This question is mostly aimed at other women here, but obviously I'll happily accept helpful input from anyone. It's slightly embarrassing for me to bring this up at all, so I'll also appreciate everyone trying to be nice.
I'm a woman who is generally on the hairier side. I'm not bordering on hirsutism by any means, but I'm of South Asian heritage and we tend to be a little fuzzier than most. To clarify, I don't mean just the obvious culprits like legs/pits/pubes, but dark hair on the stomach, lower back, arms, etc. For the most part I've outgrown my issues with this because I can just shave my legs, the arm hair isn't too noticeable unless you're relatively up close, and the only person who really sees the rest of it is my boyfriend, who either doesn't care or is nice enough not to mention it.
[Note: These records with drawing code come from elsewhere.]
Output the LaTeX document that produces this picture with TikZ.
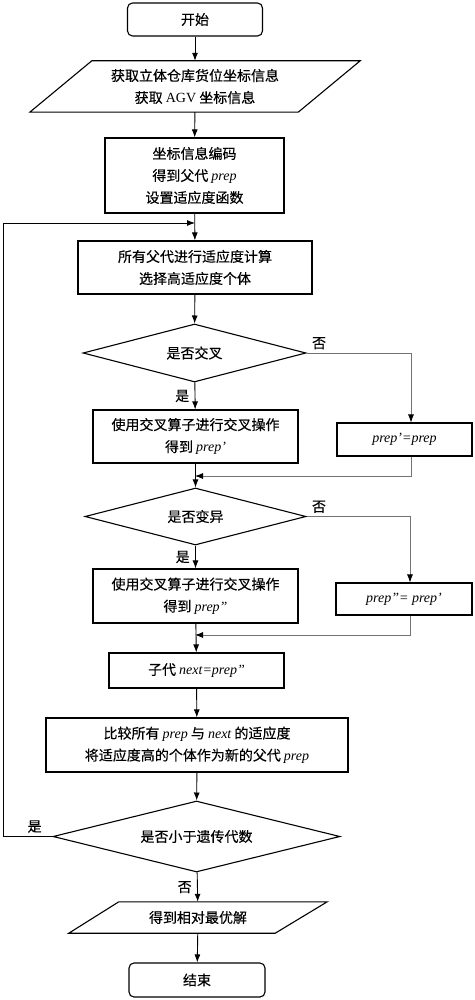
\documentclass[tikz,border=0pt]{standalone}
\usepackage{fontspec}
\setmainfont{Liberation Serif}
\newfontfamily\cjk{Noto Sans CJK SC}[FakeBold=0.3]
\usetikzlibrary{arrows.meta,shapes.geometric}
\newcommand{\var}[1]{{\normalfont\itshape #1}}

\begin{document}
\begin{tikzpicture}[x=1pt, y=-1pt,
  >={Latex[length=8pt,width=6pt]},
  every node/.style={font=\cjk\fontsize{14}{22}\selectfont},
  flow/.style={draw=black, line width=1.1pt},
  terminal/.style={flow, rounded corners=5pt, minimum width=135pt, minimum height=33pt},
  process/.style={flow, align=center, inner sep=2pt},
  io/.style={align=center, inner sep=1pt},
  decision/.style={flow, diamond, aspect=4, inner sep=0pt},
  line/.style={->, line width=0.9pt},
  branch/.style={-{Latex[length=8pt,width=6pt,color=black]}, draw=black!55, line width=0.8pt}
]
\useasboundingbox (0,0) rectangle (474,1000);

% main column
\node[terminal] (start) at (195,19.5) {开始};
\node[io, minimum width=330pt, minimum height=51pt] (input) at (195,86.5)
  {获取立体仓库货位坐标信息\\获取 {\normalfont AGV} 坐标信息};
\node[process, minimum width=179pt, minimum height=75pt] (code) at (194.5,175.5)
  {坐标信息编码\\得到父代 \var{prep}\\设置适应度函数};
\node[process, minimum width=234pt, minimum height=53pt] (fitness) at (195,267.5)
  {所有父代进行适应度计算\\选择高适应度个体};
\node[decision, minimum width=223pt, minimum height=58pt] (cross) at (194.5,353) {是否交叉};
\node[process, minimum width=205pt, minimum height=53pt] (crossop) at (195.5,436.5)
  {使用交叉算子进行交叉操作\\得到 \var{prep'}};
\node[process, minimum width=135pt, minimum height=33pt] (keep1) at (404.5,439.5)
  {\var{prep'=prep}};
\node[decision, minimum width=221pt, minimum height=57pt] (mutate) at (195.5,516.5) {是否变异};
\node[process, minimum width=205pt, minimum height=54pt] (mutop) at (195.5,596)
  {使用交叉算子进行交叉操作\\得到 \var{prep''}};
\node[process, minimum width=136pt, minimum height=32pt] (keep2) at (404,599)
  {\var{prep''= prep'}};
\node[process, minimum width=175pt, minimum height=35pt] (child) at (196.5,670.5)
  {子代 \var{next=prep''}};
\node[process, minimum width=302pt, minimum height=54pt] (compare) at (197,745)
  {比较所有 \var{prep} 与 \var{next} 的适应度\\将适应度高的个体作为新的父代 \var{prep}};
\node[decision, minimum width=287pt, minimum height=71pt] (check) at (196.5,836.5) {是否小于遗传代数};
\node[io, minimum width=258pt, minimum height=31pt] (result) at (198,917.5) {得到相对最优解};
\node[terminal, minimum width=136pt, minimum height=34pt] (stop) at (197,980) {结束};

% slanted input/output boxes
\draw[flow] ([xshift=62pt]input.north west) -- (input.north east)
  -- ([xshift=-62pt]input.south east) -- (input.south west) -- cycle;
\draw[flow] ([xshift=50pt]result.north west) -- (result.north east)
  -- ([xshift=-52pt]result.south east) -- (result.south west) -- cycle;

% joints
\coordinate (loopin) at (195,223);
\coordinate (loopside) at (3,223);
\coordinate (join1) at (195,476);
\coordinate (join2) at (195,635);

\draw[line] (start) -- (input);
\draw[line] (input) -- (code);
\draw[line] (code) -- (fitness);
\draw[line] (fitness) -- (cross);
\draw[line] (cross) -- node[left, xshift=-2pt] {是} (crossop);
\draw[branch] (cross.east) -| node[pos=0.06, above] {否} ([xshift=6.5pt]keep1.north);
\draw[branch] ([xshift=6.5pt]keep1.south) |- (join1);
\draw[line] (crossop) -- (mutate);
\draw[line] (mutate) -- node[left, xshift=-2pt] {是} (mutop);
\draw[branch] (mutate.east) -| node[pos=0.06, above] {否} ([xshift=6pt]keep2.north);
\draw[branch] ([xshift=6pt]keep2.south) |- (join2);
\draw[line] (mutop) -- (child);
\draw[line] (child) -- (compare);
\draw[line] (compare) -- (check);
\draw[line] (check.west) -| node[pos=0.18, above] {是} (loopside) -- (loopin);
\draw[line] (check) -- node[left, xshift=-2pt] {否} (result);
\draw[line] (result) -- (stop);
\end{tikzpicture}
\end{document}
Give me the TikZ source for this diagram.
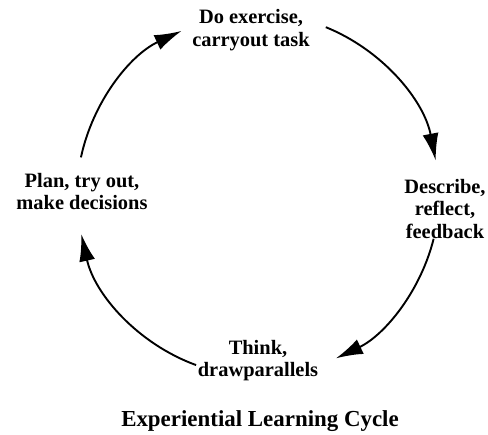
\documentclass[tikz,border=0pt]{standalone}
\usepackage{fontspec}
\setmainfont{Liberation Serif}
\usetikzlibrary{arrows.meta}

\begin{document}
\begin{tikzpicture}[x=1bp, y=1bp,
    stage/.style={font=\bfseries\fontsize{20.5}{22.5}\selectfont, align=center, inner sep=0pt, anchor=north},
    cyc/.style={line width=1.9bp, -{Latex[length=27bp, width=16bp]}}]
    \useasboundingbox (0,0) rectangle (488,435);

    % Stages of the cycle
    \node[stage] (exercise) at (251, 425.5) {Do exercise,\\carryout task};
    \node[stage] (describe) at (445, 256) {Describe,\\reflect,\\feedback};
    \node[stage] (think) at (258, 95) {Think,\\drawparallels};
    \node[stage] (plan) at (82, 262) {Plan, try out,\\make decisions};

    % Title
    \node[font=\bfseries\fontsize{23}{26}\selectfont, inner sep=0pt, anchor=north] (title) at (260, 25) {Experiential Learning Cycle};

    % Arcs between stages
    \coordinate (ctr) at (258, 240);
    \path (ctr) ++(68:181) coordinate (s1);
    \path (ctr) ++(-14:181) coordinate (s2);
    \path (ctr) ++(250:181) coordinate (s3);
    \path (ctr) ++(168:181) coordinate (s4);
    \draw[cyc] (s1) arc[start angle=68, end angle=11, radius=181];
    \draw[cyc] (s2) arc[start angle=-14, end angle=-64.5, radius=181];
    \draw[cyc] (s3) arc[start angle=250, end angle=192.5, radius=181];
    \draw[cyc] (s4) arc[start angle=168, end angle=115, radius=181];
\end{tikzpicture}
\end{document}
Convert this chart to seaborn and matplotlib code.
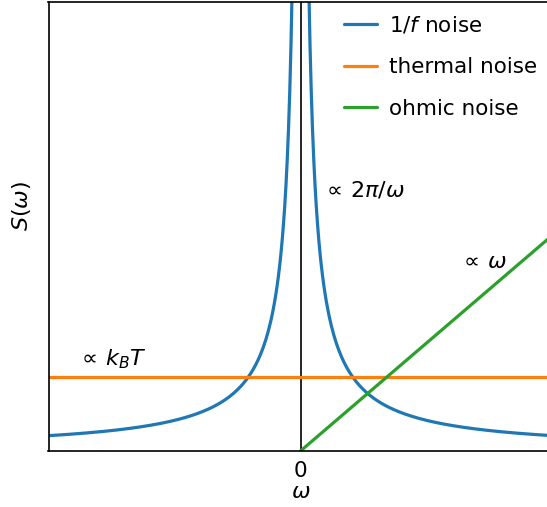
import numpy as np
import pandas as pd
import matplotlib
matplotlib.use("Agg")
import matplotlib.pyplot as plt
import seaborn as sns

# Frequency grid and noise-model parameters (arbitrary units)
omega = np.linspace(-10, 10, 400)
flicker_amp = 7.1      # amplitude of the 1/f branch
thermal_level = 3.45   # flat thermal floor
ohmic_slope = 1.0      # linear ohmic rise for omega > 0

series_names = ["$1/f$ noise", "thermal noise", "ohmic noise"]
series_colors = ["#1f77b4", "#ff7f0e", "#2ca02c"]

flicker = flicker_amp / np.abs(omega)
thermal = np.full_like(omega, thermal_level)
omega_pos = np.concatenate([[0.0], omega[omega >= 0]])
ohmic = ohmic_slope * omega_pos

df = pd.concat([
    pd.DataFrame({"omega": omega, "S": flicker, "kind": series_names[0]}),
    pd.DataFrame({"omega": omega, "S": thermal, "kind": series_names[1]}),
    pd.DataFrame({"omega": omega_pos, "S": ohmic, "kind": series_names[2]}),
])

sns.set_theme(style="white")
plt.rcParams["font.family"] = ["DejaVu Sans"]
plt.rcParams["mathtext.fontset"] = "dejavusans"
plt.rcParams["text.color"] = "black"
plt.rcParams["axes.labelcolor"] = "black"
plt.rcParams["xtick.color"] = "black"

FS = 15.5
MATH_FS = 16

fig = plt.figure(figsize=(5.47, 5.07), dpi=100)
W, H = 547, 507
ax = fig.add_axes([48.5 / W, (H - 451) / H, 504 / W, 449 / H])

sns.lineplot(data=df, x="omega", y="S", hue="kind", hue_order=series_names,
             palette=series_colors, linewidth=2.3, sort=False, estimator=None,
             ax=ax)

ax.axvline(0, color="black", linewidth=1.2, zorder=0)

ax.set_xlim(-10, 10)
ax.set_ylim(0, 20.8)
ax.set_xticks([0])
ax.set_xticklabels(["0"])
ax.set_yticks([])
ax.tick_params(axis="x", length=0, pad=7, labelsize=FS)
ax.set_xlabel(r"$\omega$", fontsize=MATH_FS, labelpad=1)
ax.set_ylabel(r"$S(\omega)$", fontsize=MATH_FS)
ax.yaxis.set_label_coords(-0.031, 0.545)

for side in ["left", "bottom", "top", "right"]:
    ax.spines[side].set_visible(True)
    ax.spines[side].set_color("black")
    ax.spines[side].set_linewidth(1.2)

ax.text(0.85, 12.1, r"$\propto\,2\pi/\omega$", fontsize=MATH_FS, va="center", ha="left")
ax.text(6.3, 8.75, r"$\propto\,\omega$", fontsize=MATH_FS, va="center", ha="left")
ax.text(-8.85, 4.25, r"$\propto\,k_BT$", fontsize=MATH_FS, va="center", ha="left")

leg = ax.legend(loc="upper right", bbox_to_anchor=(0.995, 1.0), frameon=False,
                fontsize=FS, handlelength=1.55, handletextpad=0.55,
                labelspacing=1.0, borderaxespad=0.2)
for line in leg.get_lines():
    line.set_linewidth(2.3)

fig.savefig("out.png", dpi=100)
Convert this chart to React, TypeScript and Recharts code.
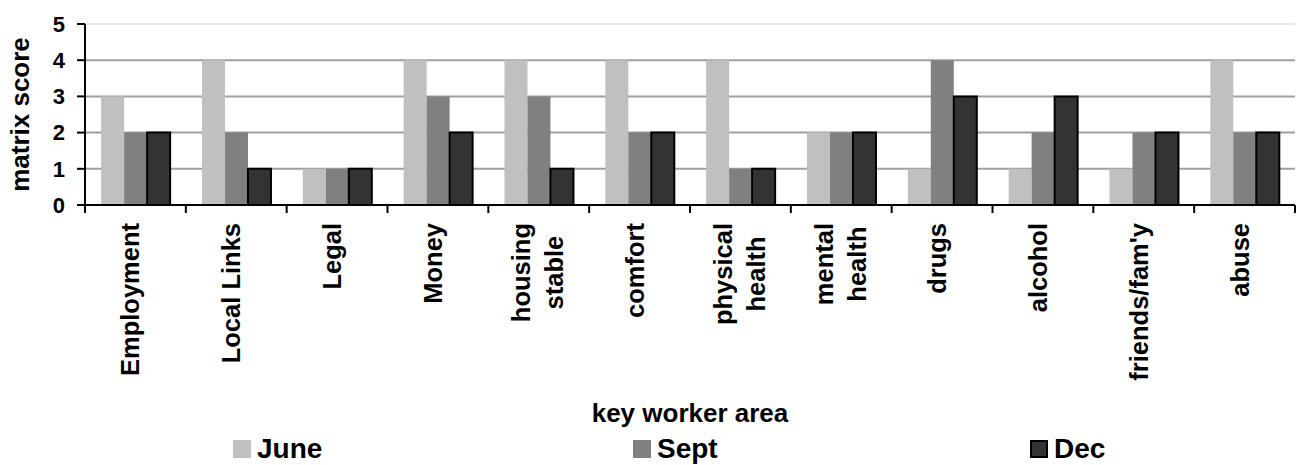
import React from 'react';
import { BarChart, Bar, XAxis, YAxis, CartesianGrid, ReferenceLine, Legend } from 'recharts';

const categories = [
  'Employment', 'Local Links', 'Legal', 'Money', 'housing stable', 'comfort',
  'physical health', 'mental health', 'drugs', 'alcohol', "friends/fam'y", 'abuse',
];
const tickLabels: string[][] = [
  ['Employment'], ['Local Links'], ['Legal'], ['Money'], ['housing', 'stable'], ['comfort'],
  ['physical', 'health'], ['mental', 'health'], ['drugs'], ['alcohol'], ["friends/fam'y"], ['abuse'],
];
const june = [3, 4, 1, 4, 4, 4, 4, 2, 1, 1, 1, 4];
const sept = [2, 2, 1, 3, 3, 2, 1, 2, 4, 2, 2, 2];
const dec = [2, 1, 1, 2, 1, 2, 1, 2, 3, 3, 2, 2];
const yTicks = [0, 1, 2, 3, 4, 5];
const gridValues = [1, 2, 3, 4];
const seriesNames = ['June', 'Sept', 'Dec'];
const seriesColors = ['#c0c0c0', '#808080', '#333333'];
const yTitle = 'matrix score';
const xTitle = 'key worker area';

const data = categories.map((c, i) => ({ name: c, june: june[i], sept: sept[i], dec: dec[i] }));

const W = 1299;
const H = 465;
const M_TOP = 24;
const M_RIGHT = 4;
const Y_W = 85;
const X_H = 260;
const AXIS_Y = H - X_H;
const PLOT_W = W - Y_W - M_RIGHT;
const HALF = PLOT_W / categories.length / 2;
const FONT = '"Liberation Sans", Arial, Helvetica, sans-serif';
const LABEL_TOP = 223;
const TICK_FS = 25.5;

let ctx: CanvasRenderingContext2D | null = null;
function measure(t: string, size: number): number {
  if (!ctx) ctx = document.createElement('canvas').getContext('2d');
  if (!ctx) return t.length * size * 0.6;
  ctx.font = `bold ${size}px "Liberation Sans"`;
  return ctx.measureText(t).width;
}

const XTick = (props: any) => {
  const { x, payload } = props;
  const idx = categories.indexOf(payload.value);
  const lines = tickLabels[idx] || [String(payload.value)];
  const n = lines.length;
  const bw = Math.max(...lines.map((l) => measure(l, TICK_FS)));
  return (
    <g>
      <line x1={x - HALF} x2={x - HALF} y1={AXIS_Y} y2={AXIS_Y + 8} stroke="#000" strokeWidth={2} />
      {idx === categories.length - 1 && (
        <line x1={x + HALF} x2={x + HALF} y1={AXIS_Y} y2={AXIS_Y + 8} stroke="#000" strokeWidth={2} />
      )}
      <g transform={`translate(${x},${LABEL_TOP}) rotate(-90)`}>
        {lines.map((l, i) => (
          <text
            key={i}
            x={n === 1 ? 0 : -bw / 2}
            y={(i - (n - 1) / 2) * 33 + (n === 1 ? 4 : 8)}
            textAnchor={n === 1 ? 'end' : 'middle'}
            fontFamily={FONT}
            fontWeight="bold"
            fontSize={TICK_FS}
            fill="#000"
          >
            {l}
          </text>
        ))}
      </g>
    </g>
  );
};

const LegendContent = (props: any) => {
  const payload = props.payload || [];
  const lefts = [233, 633, 1030];
  return (
    <div style={{ position: 'relative', width: W, height: 30 }}>
      {seriesNames.map((name, i) => {
        const p = payload.find((q: any) => q.value === name);
        const color = (p && p.color) || seriesColors[i];
        const isDec = i === 2;
        return (
          <div
            key={name}
            style={{
              position: 'absolute',
              left: lefts[i],
              top: 0,
              height: 30,
              display: 'flex',
              alignItems: 'center',
              fontFamily: FONT,
              fontWeight: 'bold',
              fontSize: 28,
              color: '#000',
            }}
          >
            <span
              style={{
                display: 'inline-block',
                width: isDec ? 14 : 18,
                height: isDec ? 14 : 18,
                background: color,
                border: isDec ? '2px solid #000' : 'none',
                marginRight: 6,
              }}
            />
            <span style={{ lineHeight: '30px' }}>{name}</span>
          </div>
        );
      })}
    </div>
  );
};

export default function App() {
  return (
    <div style={{ position: 'absolute', left: 0, top: 0, width: W, height: H, background: '#fff' }}>
      <BarChart
        width={W}
        height={H}
        data={data}
        margin={{ top: M_TOP, right: M_RIGHT, left: 0, bottom: 0 }}
        barCategoryGap="16%"
        barGap={0}
      >
        <CartesianGrid vertical={false} horizontalValues={gridValues} stroke="#a0a0a0" strokeWidth={2} />
        <ReferenceLine y={5} stroke="#dcdcdc" strokeWidth={1.5} />
        <XAxis
          dataKey="name"
          interval={0}
          height={X_H}
          tickLine={false}
          axisLine={{ stroke: '#000', strokeWidth: 2 }}
          tick={<XTick />}
          label={{
            content: () => (
              <text x={Y_W + PLOT_W / 2} y={422} textAnchor="middle" fontFamily={FONT} fontWeight="bold" fontSize={26} fill="#000">
                {xTitle}
              </text>
            ),
          }}
        />
        <YAxis
          width={Y_W}
          domain={[0, 5]}
          ticks={yTicks}
          interval={0}
          tickSize={8}
          tickMargin={12}
          axisLine={{ stroke: '#000', strokeWidth: 2 }}
          tickLine={{ stroke: '#000', strokeWidth: 2 }}
          tick={{ fontFamily: FONT, fontWeight: 'bold', fontSize: 22, fill: '#000' }}
          label={{
            content: (p: any) => {
              const vb = p.viewBox || {};
              const cy = (vb.y ?? M_TOP) + (vb.height ?? AXIS_Y - M_TOP) / 2;
              return (
                <text
                  transform={`translate(29,${cy}) rotate(-90)`}
                  x={0}
                  y={0}
                  textAnchor="middle"
                  fontFamily={FONT}
                  fontWeight="bold"
                  fontSize={26}
                  fill="#000"
                >
                  {yTitle}
                </text>
              );
            },
          }}
        />
        <Bar dataKey="june" name={seriesNames[0]} fill={seriesColors[0]} isAnimationActive={false} />
        <Bar dataKey="sept" name={seriesNames[1]} fill={seriesColors[1]} isAnimationActive={false} />
        <Bar dataKey="dec" name={seriesNames[2]} fill={seriesColors[2]} stroke="#000" strokeWidth={2} isAnimationActive={false} />
        <Legend
          verticalAlign="middle"
          layout="horizontal"
          align="center"
          wrapperStyle={{ position: 'absolute', left: 0, top: 434, width: W, height: 30 }}
          content={<LegendContent />}
        />
      </BarChart>
    </div>
  );
}
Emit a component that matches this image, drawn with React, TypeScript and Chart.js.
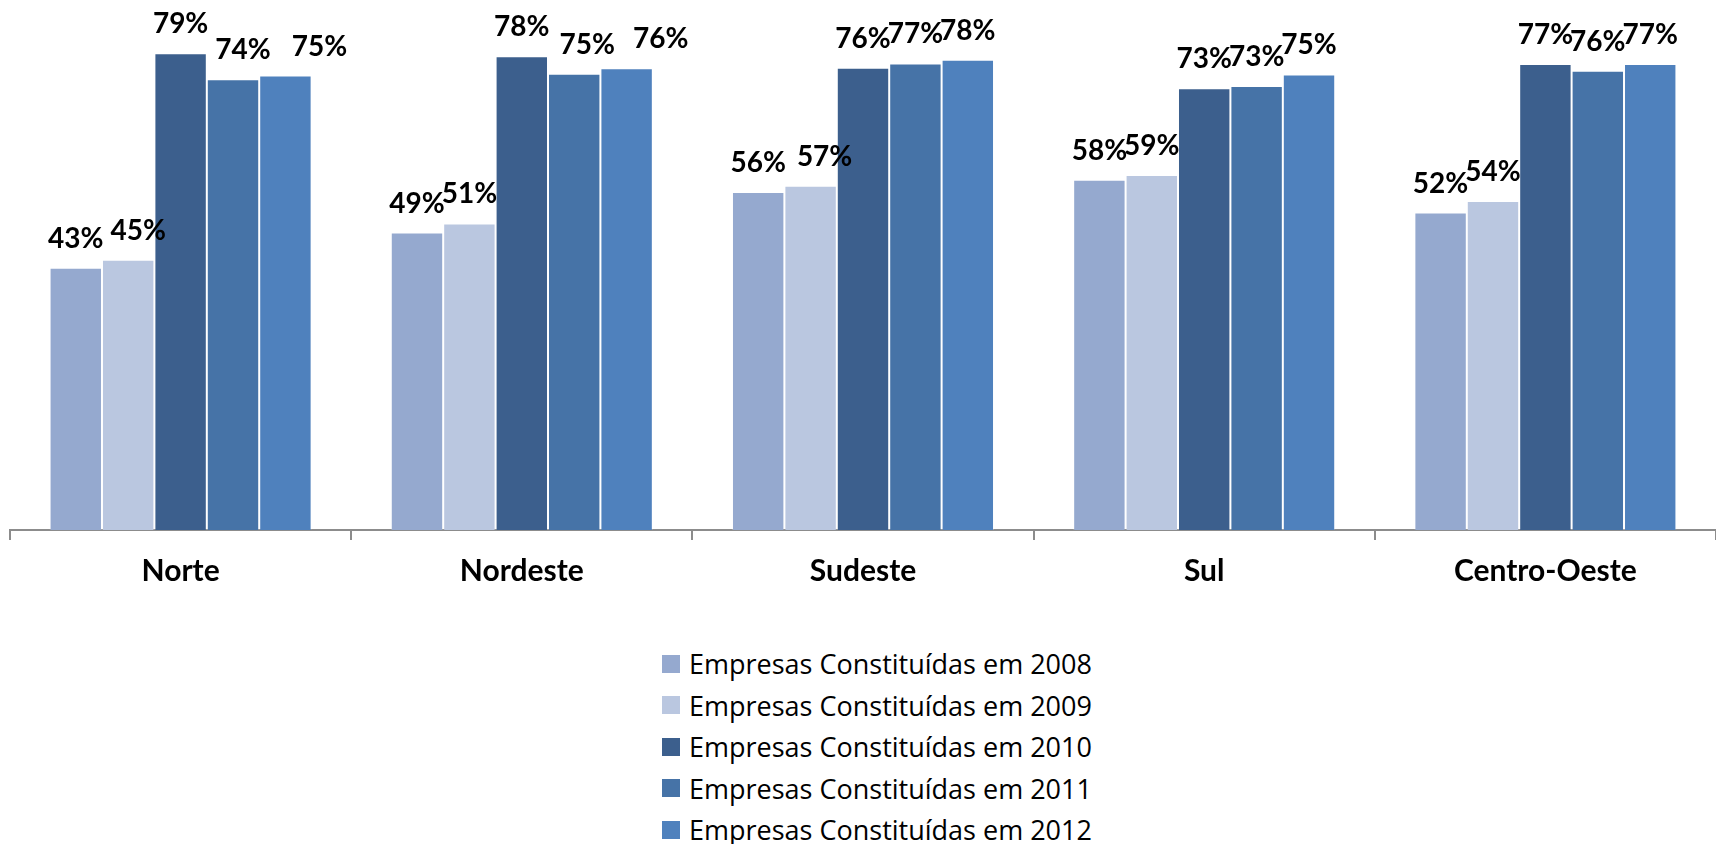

My problem is that every time the occasion arises for me to wear a bathing suit, I avoid bikinis even though I really want to wear them, and opt for one-pieces or tank style two pieces instead. I'm very self conscious about the hair and it really annoys me that I feel this way. Does anyone else here have this problem? And whether or not you do, what do you think I should do? I'm torn between trying to force the fear out of myself by just sucking it up and wearing a bikini, or just doing what I've been doing and not potentially embarrassing myself. Would other people even notice, or am I overthinking this?